Common Pitfalls to Avoid:
- Mixing Units: Ensure all inputs are in consistent units (e.g., don't mix kilometers with miles or degrees with radians).
- Ignoring the Earth's Curvature: For long distances, always use great-circle navigation methods rather than flat-Earth approximations.
- Incorrect Bearing Interpretation: Remember that bearings are measured clockwise from North, not from the current direction of travel.
- Precision Loss: Be mindful of rounding errors in intermediate calculations, especially when working with very precise coordinates.
- Datum Differences: Different geodetic datums (like WGS84 vs. NAD83) can result in coordinate differences of up to 100 meters. Always know which datum your coordinates are referenced to.
Interactive FAQ
What is the difference between bearing and heading?
Bearing is the direction from one point to another, measured as an angle from true north. Heading is the direction in which a vehicle (like a ship or aircraft) is pointing, which may differ from its actual course due to factors like wind or current. In still conditions, bearing and heading would be the same, but in practice, they often differ.
How does the Earth's curvature affect distance calculations?
The Earth's curvature means that the shortest path between two points on the surface (a great circle) is not a straight line in three-dimensional space. This is why we use spherical trigonometry for accurate distance and direction calculations. The effect becomes more significant over longer distances. For example, the great-circle distance between New York and Tokyo is about 10,850 km, while a straight-line (chord) distance through the Earth would be about 10,840 km - a difference of about 10 km.
Can this calculator be used for celestial navigation?
While the mathematical principles are similar, this calculator is designed for terrestrial navigation. Celestial navigation involves additional complexities, including the apparent motion of celestial bodies, the observer's height above sea level, and atmospheric refraction. Specialized celestial navigation calculators or almanacs are typically used for this purpose.
What is the haversine formula, and why is it used?

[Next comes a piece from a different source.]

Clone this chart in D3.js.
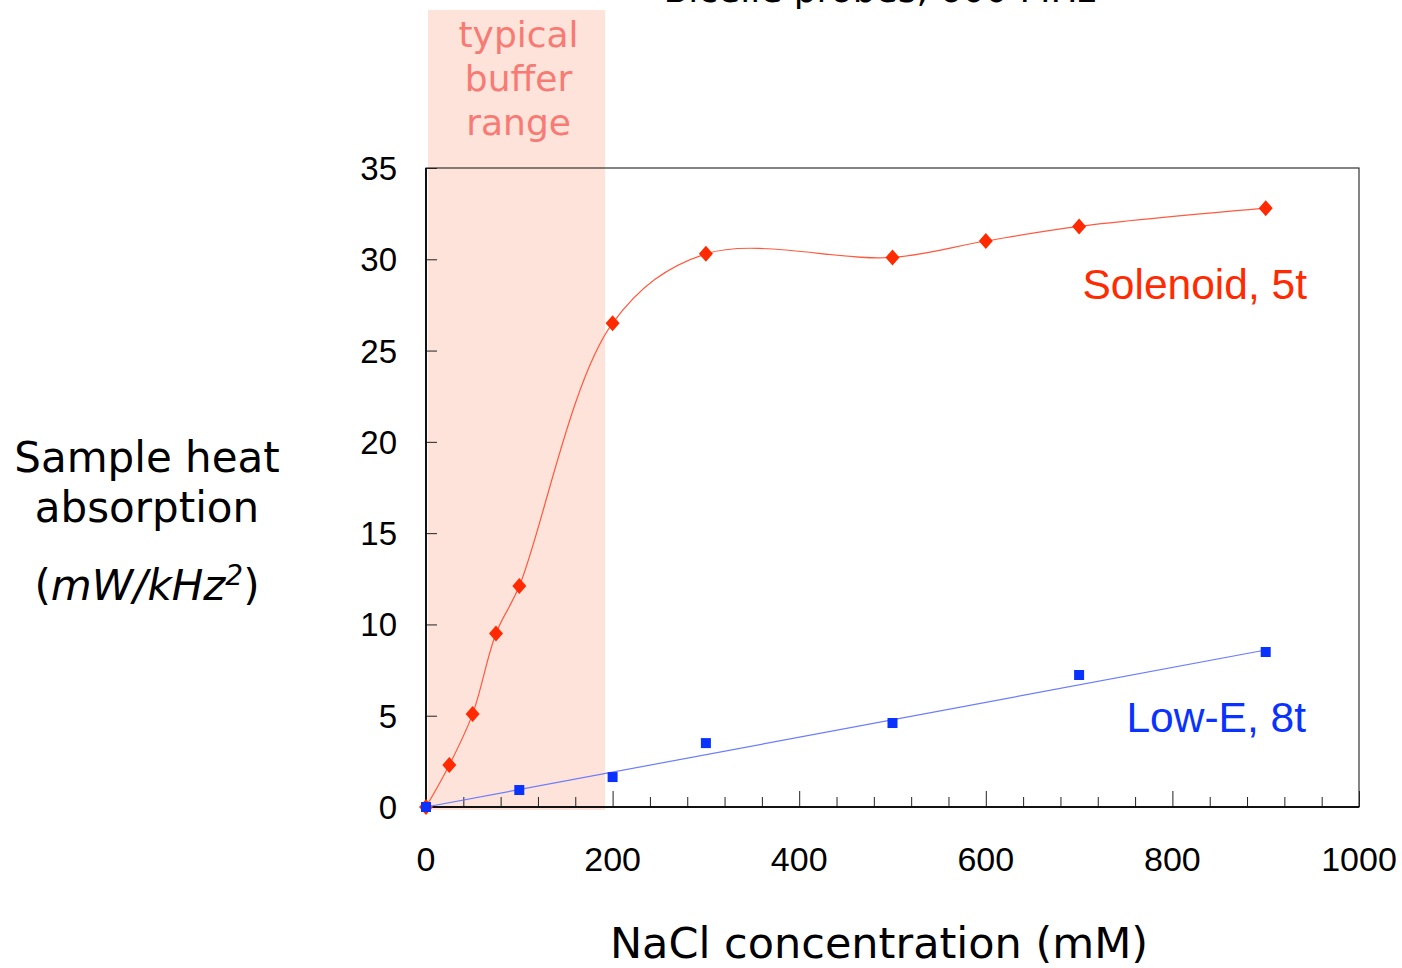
<!DOCTYPE html>
<html>
<head>
<meta charset="utf-8">
<script src="https://cdn.jsdelivr.net/npm/d3@7"></script>
<style>
  body { margin: 0; background: #fff; }
  svg text { font-family: "Liberation Sans", Arial, sans-serif; }
  svg text.verdana { font-family: "DejaVu Sans", Verdana, sans-serif; }
</style>
</head>
<body>
<div id="chart"></div>
<script>
// data
const solenoidX = [0, 25, 50, 75, 100, 200, 300, 500, 600, 700, 900];
const solenoidY = [0, 2.3, 5.1, 9.5, 12.1, 26.5, 30.3, 30.1, 31.0, 31.8, 32.8];
const lowEX = [0, 100, 200, 300, 500, 700, 900];
const lowEY = [0, 0.93, 1.64, 3.5, 4.6, 7.23, 8.49];
const lowETrendX = [0, 900];
const lowETrendY = [0, 8.6];
const bufferRange = [0, 192];
const xTicks = [0, 200, 400, 600, 800, 1000];
const yTicks = [0, 5, 10, 15, 20, 25, 30, 35];

const W = 1402, H = 968;
const margin = { left: 426, right: 43, top: 168, bottom: 161 };

const svg = d3.select('#chart').append('svg')
    .attr('width', W)
    .attr('height', H);

const x = d3.scaleLinear().domain([0, 1000]).range([margin.left, W - margin.right]);
const y = d3.scaleLinear().domain([0, 35]).range([H - margin.bottom, margin.top]);

// shaded buffer range
svg.append('rect')
    .attr('x', x(bufferRange[0]) + 2)
    .attr('y', 10)
    .attr('width', x(bufferRange[1]) - x(bufferRange[0]) - 2)
    .attr('height', y(0) + 3 - 10)
    .attr('fill', '#fde3d9');

['typical', 'buffer', 'range'].forEach((t, i) => {
  svg.append('text')
      .classed('verdana', true)
      .attr('x', (x(bufferRange[0]) + x(bufferRange[1])) / 2 + 3)
      .attr('y', 47 + i * 44)
      .attr('text-anchor', 'middle')
      .style('font-size', '36px')
      .attr('fill', '#f87a74')
      .text(t);
});

// title, cut off at the top in the original
svg.append('text')
    .classed('verdana', true)
    .attr('x', 880)
    .attr('y', 2)
    .attr('text-anchor', 'middle')
    .style('font-size', '36px')
    .attr('fill', '#000')
    .text('Bicelle probes, 600 MHz');

// plot frame
svg.append('rect')
    .attr('x', x(0))
    .attr('y', y(35))
    .attr('width', x(1000) - x(0))
    .attr('height', y(0) - y(35))
    .attr('fill', 'none')
    .attr('stroke', '#333')
    .attr('stroke-width', 1.2);

// axes with inward ticks
const xAxis = svg.append('g')
    .attr('transform', `translate(0,${y(0)})`)
    .call(d3.axisBottom(x).tickValues(d3.range(0, 1001, 40)).tickSize(-10).tickFormat(''));
xAxis.select('.domain').remove();
xAxis.selectAll('.tick line')
    .attr('y2', (d) => d % 200 === 0 ? -16 : -10)
    .attr('stroke', '#222');

const yAxis = svg.append('g')
    .attr('transform', `translate(${x(0)},0)`)
    .call(d3.axisLeft(y).tickValues(yTicks).tickSize(-11).tickFormat(''));
yAxis.select('.domain').remove();
yAxis.selectAll('.tick line').attr('stroke', '#222');

svg.append('line')
    .attr('x1', x(0)).attr('x2', x(1000))
    .attr('y1', y(0)).attr('y2', y(0))
    .attr('stroke', '#111').attr('stroke-width', 2);
svg.append('line')
    .attr('x1', x(0)).attr('x2', x(0))
    .attr('y1', y(0)).attr('y2', y(35))
    .attr('stroke', '#111').attr('stroke-width', 2);

// tick labels
svg.selectAll('.xlab')
    .data(xTicks)
    .enter().append('text')
    .attr('x', (d) => x(d))
    .attr('y', 871)
    .attr('text-anchor', 'middle')
    .style('font-size', '34px')
    .text((d) => d);

svg.selectAll('.ylab')
    .data(yTicks)
    .enter().append('text')
    .attr('x', 397)
    .attr('y', (d) => y(d) + 12)
    .attr('text-anchor', 'end')
    .style('font-size', '33px')
    .text((d) => d);

// axis titles
svg.append('text')
    .classed('verdana', true)
    .attr('x', 879)
    .attr('y', 958)
    .attr('text-anchor', 'middle')
    .style('font-size', '43px')
    .text('NaCl concentration (mM)');

const yTitle = svg.append('g')
    .attr('text-anchor', 'middle');
yTitle.append('text').classed('verdana', true).attr('x', 147).attr('y', 472)
    .style('font-size', '42px').text('Sample heat');
yTitle.append('text').classed('verdana', true).attr('x', 147).attr('y', 522)
    .style('font-size', '42px').text('absorption');
const unit = yTitle.append('text').classed('verdana', true)
    .attr('x', 147).attr('y', 600).style('font-size', '42px');
unit.append('tspan').text('(');
unit.append('tspan').style('font-style', 'italic').text('mW/kHz');
unit.append('tspan').attr('dy', -15).style('font-size', '28px').style('font-style', 'italic').text('2');
unit.append('tspan').attr('dy', 15).text(')');

// solenoid series
const solenoid = solenoidX.map((d, i) => [d, solenoidY[i]]);
svg.append('path')
    .datum(solenoid)
    .attr('fill', 'none')
    .attr('stroke', '#ff5a40')
    .attr('stroke-width', 1.2)
    .attr('d', d3.line().x((d) => x(d[0])).y((d) => y(d[1])).curve(d3.curveCatmullRom.alpha(0.5)));

svg.selectAll('.dia')
    .data(solenoid)
    .enter().append('path')
    .attr('transform', (d) => `translate(${x(d[0])},${y(d[1])})`)
    .attr('d', 'M0,-8L7,0L0,8L-7,0Z')
    .attr('fill', '#ff2a00');

// low-E series
svg.append('line')
    .attr('x1', x(lowETrendX[0])).attr('y1', y(lowETrendY[0]))
    .attr('x2', x(lowETrendX[1])).attr('y2', y(lowETrendY[1]))
    .attr('stroke', '#6a7cff')
    .attr('stroke-width', 1.2);

svg.selectAll('.sq')
    .data(lowEX.map((d, i) => [d, lowEY[i]]))
    .enter().append('rect')
    .attr('x', (d) => x(d[0]) - 5)
    .attr('y', (d) => y(d[1]) - 5)
    .attr('width', 10)
    .attr('height', 10)
    .attr('fill', '#0a32ff');

// series labels
svg.append('text')
    .attr('x', 1307)
    .attr('y', 299)
    .attr('text-anchor', 'end')
    .style('font-size', '42.5px')
    .attr('fill', '#ff2a00')
    .text('Solenoid, 5t');

svg.append('text')
    .attr('x', 1306)
    .attr('y', 732)
    .attr('text-anchor', 'end')
    .style('font-size', '42.5px')
    .attr('fill', '#0a32ff')
    .text('Low-E, 8t');
</script>
</body>
</html>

The haversine formula is a trigonometric equation that calculates the great-circle distance between two points on a sphere given their longitudes and latitudes. It's particularly well-suited for this purpose because it avoids the numerical instability of other formulas (like the spherical law of cosines) for small distances, and it's computationally efficient. The formula gets its name from the haversine function, which is sin²(θ/2).
How accurate are the results from this calculator?
The calculator uses a spherical Earth model with a mean radius of 6,371 km. For most practical purposes (distances up to several hundred kilometers), the results are accurate to within a few meters. For longer distances or applications requiring extreme precision (like surveying or satellite navigation), more sophisticated models that account for the Earth's oblate shape would be more appropriate.
What is the difference between true north and magnetic north?
True north is the direction along a meridian toward the geographic North Pole. Magnetic north is the direction that a compass needle points, toward the magnetic North Pole. The angle between true north and magnetic north is called magnetic declination, which varies by location and changes over time due to variations in the Earth's magnetic field. In many areas, the difference is several degrees, which can significantly affect navigation over long distances.
Can I use this calculator for marine navigation?
Yes, this calculator can be used for basic marine navigation to determine destination coordinates. However, professional mariners typically use specialized electronic chart display and information systems (ECDIS) that incorporate additional factors like tides, currents, and real-time GPS data. For recreational boating, this calculator can be a useful tool for planning routes, but always cross-check with official nautical charts and navigation aids.